Le monde ancien, où un pays peut vivre plus ou moins en vase clos, dans un système de pensée stable, s'achève. De ce monde le Vietnam a connu, a vécu, a payé, dans sa chair, toutes les con­tradictions, dans leurs formes extrêmes : Occi­dent-Orient, Est-Ouest, Nord-Sud. Il s'apprête à entrer dans un monde nou­veau, un monde sem­blerait-il dénué d'idéal, à la re­cherche de nouvelles valeurs, écrasé par les guerres économiques, déchiré par les conflits régionaux, me­nacé par la montée des nationalismes, des in­tégrismes religieux... Pour af­fronter ce monde, il lui faudra bien sûr se moderniser. Bien sûr, il lui faudra assimiler la science, les techniques, le droit. Il n'en a pas les moyens matériels, mais ses hommes en sont capables, et sa langue s'y prête, grâce au degré de rationalité qu'elle a déjà acquis, à la richesse de son vocabulaire. Bien sûr, il lui faudra se doter d'une infra­structure matérielle, d'une industrie, d'une éco­nomie mo­der­nes. Là encore, il ne dispose pas des capi­taux né­cessaires. Là encore, ses atouts fondamen­taux, ce sont les hom­mes.

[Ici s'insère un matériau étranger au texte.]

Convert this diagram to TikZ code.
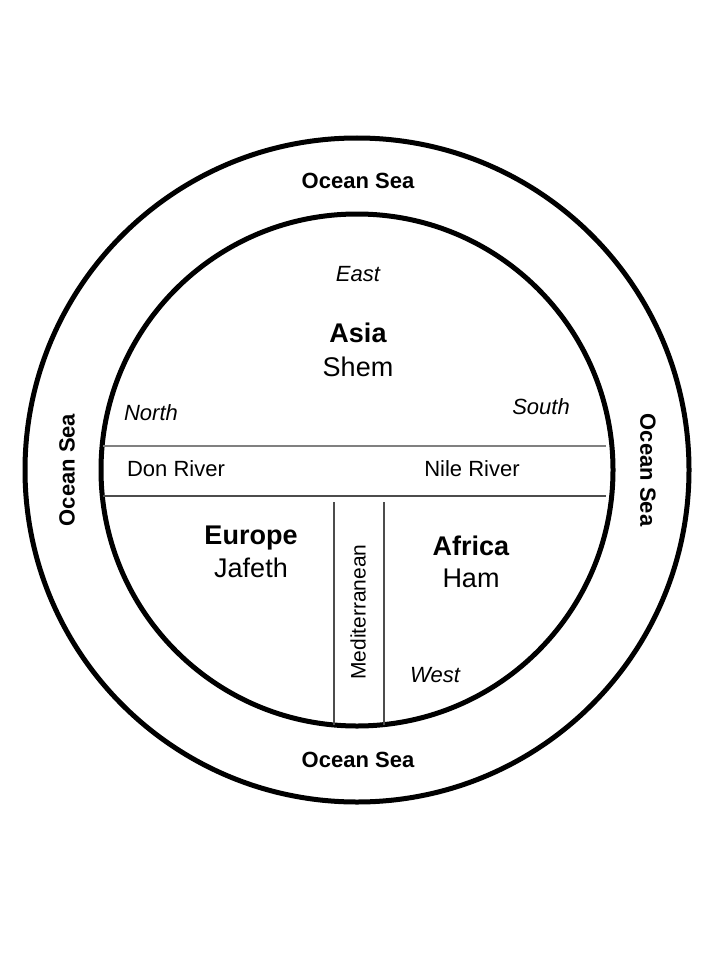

Des hommes capables d'assimiler la science, la tech­nologie, l'économie, le droit modernes, ca­pables d'analyser, de ques­tion­ner le monde contemporain dans sa diversité, sa com­plexité, ses retournements, capables de deviner ses ten­dan­ces profondes et ses brusques bouleversements... Et sur­tout des hommes capa­bles de créer les valeurs nouvelles pour une so­ciété nouvelle, aptes à affronter ce monde incer­tain sans verser dans une aven­ture inhumaine, tel semble être le défit auquel notre culture est soumise. Elle ne saurait le re­lever sans une grande capacité de créa­tion, et cette créati­vité est inconcevable sans une grande li­berté d'information, de création, de débat, pour les penseurs, les écrivains, les artistes... Pour le peuple. En ce domaine, le Vietnam a tout à gagner et ... tout à perdre, y compris sa cul­ture, son âme.

 



[1] Littérature Vietnamienne, Editions en langues étrangères, Hanoi, 1979., p.211

 

[2] Nhà Van hiên dai (Les écrivains contemporains, 1942), de Vu Ngoc Phan, réédition par Nhà xuât ban khoa hoc xa hôi (Editions des sciences sociales) 1989, t. 2), p.691

[3] La chagrin de la guerre, Editions Philippe Picquier.